By 1982, Johnson regained his starting job over Merrill. Defensive coordinator John Meyer stated that Johnson was "playing his best football" since his breakout 1978 season. Johnson stated that "eating his mother's cooking" and being "healthy" were the main reasons for his improvement. He signed a three-year contract with the Packers at $450,000 a year. It led to a lawsuit against his former agency Bradcor Sports Servicing, who claimed that he never gave the agency their commission. He had an official career best of 14.5 quarterback sacks in 1983 along with 107 tackles, a team record by a defensive lineman in a single season.

The success didn't last long, as Johnson started to get hampered with back injuries, which reduced his effectiveness. In 1984, Johnson had surgery for a herniated disk, an injury he suffered during training camp, and was known as a potential career-ending injury. He missed the first game of the regular season against the St. Louis Cardinals and could not fully recover from the injury. Again he lost his starting job, becoming a third-down pass-rushing specialist, and was credited with seven sacks for the year; the injury forced Johnson to mull retirement.

Prior to the start of training camp for the 1985 season, Johnson had a second surgery to repair his herniated disk. At the same time, Johnson took on a leadership role for the Green Bay defense, and started to accept his role as a backup and started to mentor the younger players. After injuries befell the Packers' defensive line, Johnson regained his starting position at defensive end. He started all 16 games that year, achieving 9.5 sacks. His career started to diminish after that season. In 1986, Johnson was credited with three and a half sacks as he was used as the designated third-down pass rushing specialist. He injured his right knee in 1987, missing 10 of the first 11 games of the season.

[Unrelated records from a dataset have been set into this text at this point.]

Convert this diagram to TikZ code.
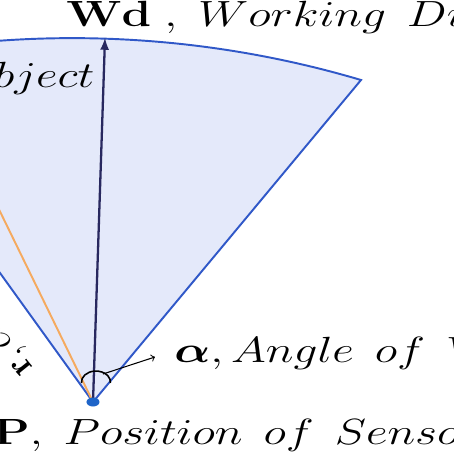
\documentclass[tikz,border=0pt]{standalone}
\usepackage{amsmath,amssymb,bm}
\usepackage{xcolor}
\definecolor{fovfill}{RGB}{228,233,250}
\definecolor{fovedge}{RGB}{48,88,200}
\definecolor{wdnavy}{RGB}{40,40,95}
\definecolor{rayorange}{RGB}{245,170,95}
\definecolor{sensorblue}{RGB}{30,100,200}
\newcommand{\lbl}[1]{\fontsize{20}{22}\selectfont$#1$}
\newcommand{\wsp}{\;\,}
\tikzset{fov/.style={draw=fovedge,fill=fovfill,line width=1.1pt},
  ray/.style={draw=rayorange,line width=1.1pt},
  wd/.style={draw=wdnavy,line width=1.3pt,-latex},
  txt/.style={inner sep=0pt,xscale=1.3}}

\begin{document}
\begin{tikzpicture}
\clip (0,0) rectangle (9.08,9.08);
\coordinate (P) at (1.86,1.04);
\coordinate (R) at (7.22,7.48);
\coordinate (W) at (2.10,8.32);
\coordinate (O) at (-1.43,7.78);
\filldraw[fov] (P) -- (R) arc[start angle=73.5,end angle=102.7,radius=20.34] -- cycle;
\draw[ray] (P) -- (O);
\draw[wd] (P) -- (W);
% angle of view
\coordinate (aL) at (1.63,1.42);
\draw[line width=0.9pt] (aL) arc[start angle=185,end angle=-5,x radius=0.29,y radius=0.22];
\coordinate (aS) at (2.06,1.60);
\coordinate (aE) at (3.10,1.94);
\draw[->,line width=0.6pt] (aS) -- (aE);
\fill[sensorblue] (P) ellipse (0.13 and 0.09);
\node[txt,anchor=base west] (wdlbl) at (1.32,8.56) {\lbl{\mathbf{Wd}\;,\; Working\wsp Direction}};
\node[txt,anchor=base east] (objlbl) at (1.90,7.34) {\lbl{\mathbf{O},\; Object}};
\node[txt,anchor=base west] (alphalbl) at (3.48,1.84) {\lbl{\bm{\alpha}, Angle\wsp of\wsp View}};
\node[txt,anchor=base west] (plbl) at (-0.14,0.20) {\lbl{\mathbf{P},\; Position\wsp of\wsp Sensor}};
\node[inner sep=0pt,rotate=129,anchor=base west] (rlbl) at (0.68,1.72) {\lbl{\mathbf{r}, coverage}};
\end{tikzpicture}
\end{document}
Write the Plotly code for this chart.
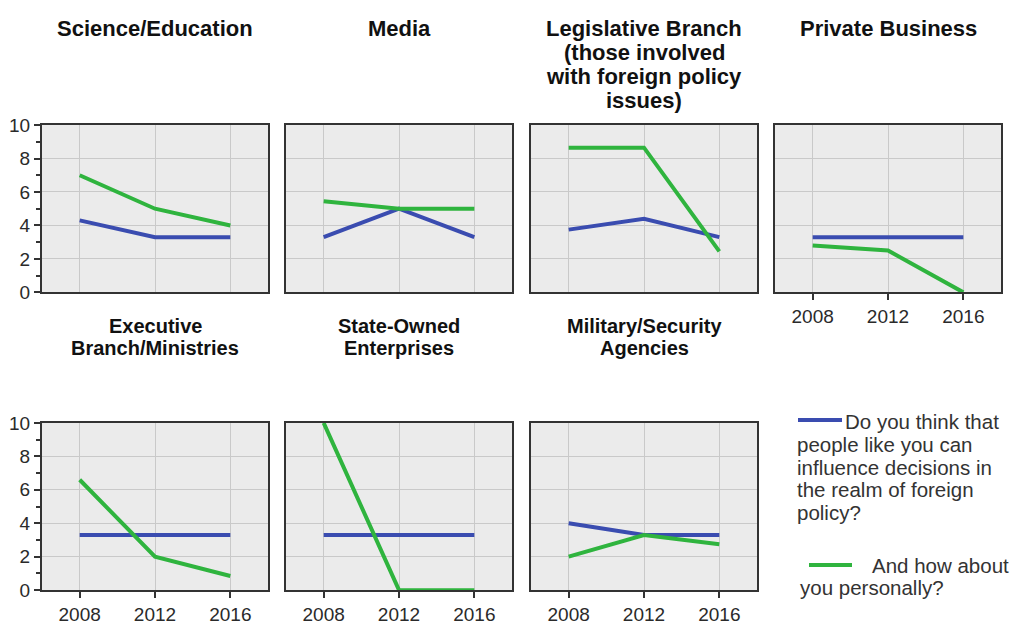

He was released by the Packers on January 8, 1988. At the time of his release, Johnson was the Packers' all-time leader in sacks with 84.

===Indianapolis and Houston===
Johnson signed with the Indianapolis Colts in 1988 in order to provide experience to a young and inexperienced Colts squad. During his time with the Colts, Johnson was used as a part-time starter in a role similar to his final few years with the Packers. He played in ten games that year, recording three sacks and played in all 16 games the following year, recording 8.5 sacks. He joined the Houston Oilers in 1990, where he played in all 16 games, starting three, and was credited with 2.5 sacks. After playing two games for the Oilers in 1991, Johnson retired.

He played in 192 games in his career, having officially 55.5 quarterback sacks (99 when his unofficial totals are added).

==Life after football==
After retirement Johnson coached at Morris Brown and at Morehouse College. He was elected to the Green Bay Packers Hall of Fame in 1997. He currently lives in the Atlanta area and has four children.